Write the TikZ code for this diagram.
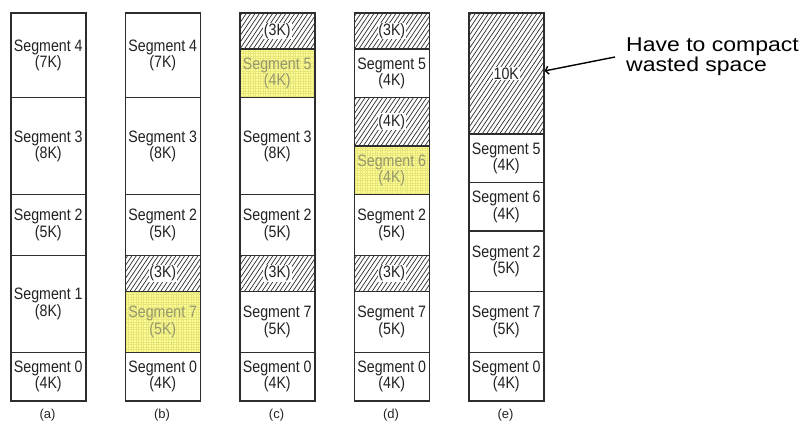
\documentclass[tikz,border=0pt]{standalone}
\usepackage{fontspec}
\setmainfont{Liberation Sans}
\newfontfamily\segfont[FakeStretch=0.86]{Liberation Sans}
\newfontfamily\notefont[FakeStretch=1.15]{Liberation Sans}
\usetikzlibrary{arrows.meta}

\definecolor{ink}{RGB}{34,34,34}
\definecolor{frame}{RGB}{45,45,45}
\definecolor{newfill}{RGB}{255,255,150}
\definecolor{newgrid}{RGB}{230,230,125}
\definecolor{newtext}{RGB}{150,150,110}

% white patch behind labels sitting on hatched holes
\newcommand\cutout[1]{{\setlength\fboxsep{0.8pt}\colorbox{white}{#1}}}

% one memory block: name, column, top (K), size (K), style, text
\newcommand\blk[6]{%
  \node[#5, minimum height={#4*12.125pt}] (#1) at ({10+114.5*#2},{12+12.125*#3}) {#6};}

\tikzset{
  block/.style={draw=frame, line width=1.6pt, minimum width=75pt, inner sep=0pt,
    anchor=north west, align=center, text=ink,
    font=\segfont\fontsize{16.5}{15.2}\selectfont},
  used/.style={block, fill=white},
  newseg/.style={block, fill=newfill, text=newtext,
    path picture={\draw[newgrid, line width=0.3pt, step=2.5pt]
      (path picture bounding box.south west) grid (path picture bounding box.north east);}},
  hole/.style={block,
    path picture={\foreach \k in {-30,...,20}
      \draw[frame, line width=0.7pt]
        ([xshift=\k*4.4pt]path picture bounding box.south west) -- ++(56:170pt);}},
  caption/.style={text=ink, font=\fontsize{13}{15}\selectfont},
  note/.style={anchor=north west, inner sep=0pt, align=left, text=black,
    font=\notefont\fontsize{20}{20}\selectfont},
  pointer/.style={draw=black, line width=1.4pt, -{Straight Barb[length=3pt,width=8pt]}}
}

\begin{document}
\begin{tikzpicture}[x=1pt,y=-1pt]
\useasboundingbox (0,0) rectangle (802,426);

% (a)
\blk{a4}{0}{0}{7}{used}{Segment 4\\(7K)}
\blk{a3}{0}{7}{8}{used}{Segment 3\\(8K)}
\blk{a2}{0}{15}{5}{used}{Segment 2\\(5K)}
\blk{a1}{0}{20}{8}{used}{Segment 1\\(8K)}
\blk{a0}{0}{28}{4}{used}{Segment 0\\(4K)}

% (b)
\blk{b4}{1}{0}{7}{used}{Segment 4\\(7K)}
\blk{b3}{1}{7}{8}{used}{Segment 3\\(8K)}
\blk{b2}{1}{15}{5}{used}{Segment 2\\(5K)}
\blk{bh}{1}{20}{3}{hole}{\cutout{(3K)}}
\blk{b7}{1}{23}{5}{newseg}{Segment 7\\(5K)}
\blk{b0}{1}{28}{4}{used}{Segment 0\\(4K)}

% (c)
\blk{ch1}{2}{0}{3}{hole}{\cutout{(3K)}}
\blk{c5}{2}{3}{4}{newseg}{Segment 5\\(4K)}
\blk{c3}{2}{7}{8}{used}{Segment 3\\(8K)}
\blk{c2}{2}{15}{5}{used}{Segment 2\\(5K)}
\blk{ch2}{2}{20}{3}{hole}{\cutout{(3K)}}
\blk{c7}{2}{23}{5}{used}{Segment 7\\(5K)}
\blk{c0}{2}{28}{4}{used}{Segment 0\\(4K)}

% (d)
\blk{dh1}{3}{0}{3}{hole}{\cutout{(3K)}}
\blk{d5}{3}{3}{4}{used}{Segment 5\\(4K)}
\blk{dh2}{3}{7}{4}{hole}{\cutout{(4K)}}
\blk{d6}{3}{11}{4}{newseg}{Segment 6\\(4K)}
\blk{d2}{3}{15}{5}{used}{Segment 2\\(5K)}
\blk{dh3}{3}{20}{3}{hole}{\cutout{(3K)}}
\blk{d7}{3}{23}{5}{used}{Segment 7\\(5K)}
\blk{d0}{3}{28}{4}{used}{Segment 0\\(4K)}

% (e)
\blk{eh}{4}{0}{10}{hole}{\cutout{10K}}
\blk{e5}{4}{10}{4}{used}{Segment 5\\(4K)}
\blk{e6}{4}{14}{4}{used}{Segment 6\\(4K)}
\blk{e2}{4}{18}{5}{used}{Segment 2\\(5K)}
\blk{e7}{4}{23}{5}{used}{Segment 7\\(5K)}
\blk{e0}{4}{28}{4}{used}{Segment 0\\(4K)}

% captions
\node[caption] (la) at (47.5,415) {(a)};
\node[caption] (lb) at (162,415) {(b)};
\node[caption] (lc) at (276.5,415) {(c)};
\node[caption] (ld) at (391,415) {(d)};
\node[caption] (le) at (505.5,415) {(e)};

% annotation
\node[note] (note) at (626,38) {Have to compact\\wasted space};
\coordinate (tail) at (615,57);
\draw[pointer] (tail) -- ([yshift=2.5pt]eh.east);
\end{tikzpicture}
\end{document}
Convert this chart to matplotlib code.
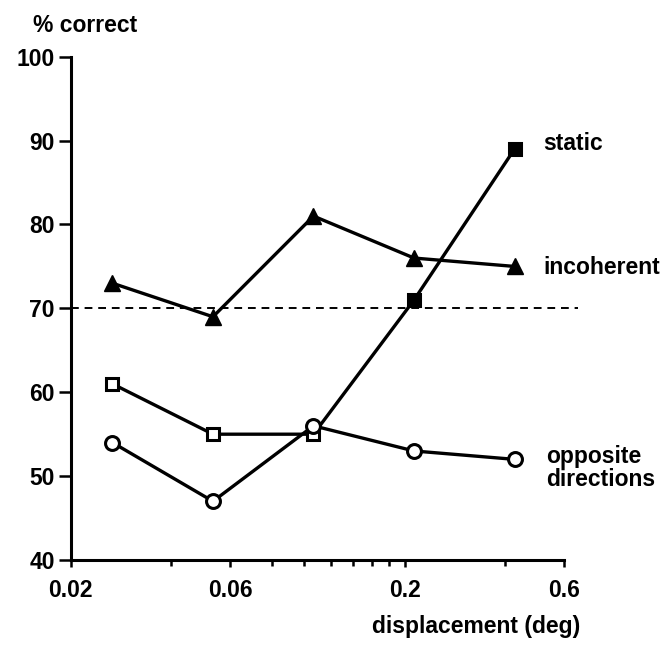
import matplotlib
matplotlib.use("Agg")
import matplotlib.pyplot as plt
from matplotlib.ticker import NullFormatter

# Displacement steps (deg): 1.6, 3.2, 6.4, 12.8, 25.6 arcmin
displacement = [1.6 / 60, 3.2 / 60, 6.4 / 60, 12.8 / 60, 25.6 / 60]

incoherent = [73, 69, 81, 76, 75]
static = [61, 55, 55, 71, 89]
static_above_chance = [False, False, False, True, True]
opposite = [54, 47, 56, 53, 52]

series_names = ["static", "incoherent", "opposite\ndirections"]

chance_level = 70
chance_span = [0.02, 0.66]

x_major = [0.02, 0.06, 0.2, 0.6]
x_major_labels = ["0.02", "0.06", "0.2", "0.6"]
x_minor = [0.04, 0.08, 0.1, 0.12, 0.14, 0.16, 0.18, 0.4]
y_ticks = [40, 50, 60, 70, 80, 90, 100]

plt.rcParams["font.family"] = ["Liberation Sans", "DejaVu Sans"]
plt.rcParams["font.weight"] = "bold"
FS = 16.5

fig = plt.figure(figsize=(6.67, 6.49), dpi=100)
ax = fig.add_axes([0.106, 0.1371, 0.7396, 0.7755])

ax.set_xscale("log")
ax.set_xlim(0.02, 0.6)
ax.set_ylim(40, 100)

lw = 2.4
black = "black"

# chance level
ax.plot(chance_span, [chance_level, chance_level], color=black, lw=1.4,
        dashes=(4, 3), clip_on=False, zorder=1)

# incoherent motion
ax.plot(displacement, incoherent, color=black, lw=lw, marker="^", ms=11.5,
        mfc=black, mec=black, clip_on=False, zorder=3)

# static
ax.plot(displacement, static, color=black, lw=lw, clip_on=False, zorder=2)
for xv, yv, filled in zip(displacement, static, static_above_chance):
    ax.plot([xv], [yv], linestyle="none", marker="s", ms=9,
            mfc=black if filled else "white", mec=black, mew=2.2,
            clip_on=False, zorder=4)

# opposite directions
ax.plot(displacement, opposite, color=black, lw=lw, marker="o", ms=10,
        mfc="white", mec=black, mew=2.2, clip_on=False, zorder=4)

# curve labels next to the last point of each series
label_offsets = [(21, 4), (21, -1), (23, -6)]
for name, ys, off in zip(series_names, [static, incoherent, opposite],
                         label_offsets):
    ax.annotate(name, xy=(displacement[-1], ys[-1]), xytext=off,
                textcoords="offset points", fontsize=FS, ha="left",
                va="center", linespacing=1.0, annotation_clip=False)

# axes styling
for side in ("top", "right"):
    ax.spines[side].set_visible(False)
for side in ("left", "bottom"):
    ax.spines[side].set_linewidth(2.2)

ax.set_yticks(y_ticks)
ax.set_yticklabels([str(v) for v in y_ticks])
ax.tick_params(axis="y", direction="out", length=8.5, width=1.8, pad=3,
               labelsize=FS)

ax.set_xticks(x_major)
ax.set_xticklabels(x_major_labels)
ax.set_xticks(x_minor, minor=True)
ax.xaxis.set_minor_formatter(NullFormatter())
ax.tick_params(axis="x", which="major", direction="out", length=5, width=1.8,
               pad=9, labelsize=FS)
ax.tick_params(axis="x", which="minor", direction="out", length=4, width=1.8)

fig.text(0.05, 1 - 26 / 649, "% correct", fontsize=FS, va="center", ha="left")
fig.text(580 / 667, 1 - 626 / 649, "displacement (deg)", fontsize=FS,
         va="center", ha="right")

fig.savefig("out.png", dpi=100)
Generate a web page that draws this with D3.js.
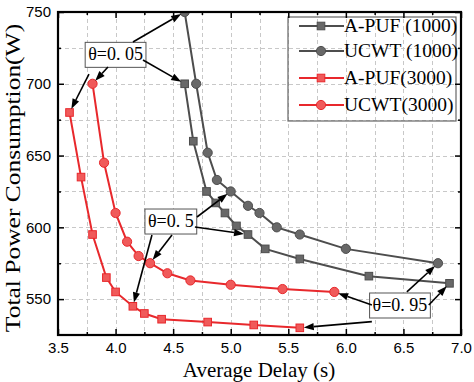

※

• SET TASK: Using the listing above, show each line holding the string "matplotlib".

• ANSWER TO THE PROBLEM:
Convert this chart to matplotlib code.
import matplotlib
matplotlib.use("Agg")
import matplotlib.pyplot as plt
from matplotlib.ticker import NullFormatter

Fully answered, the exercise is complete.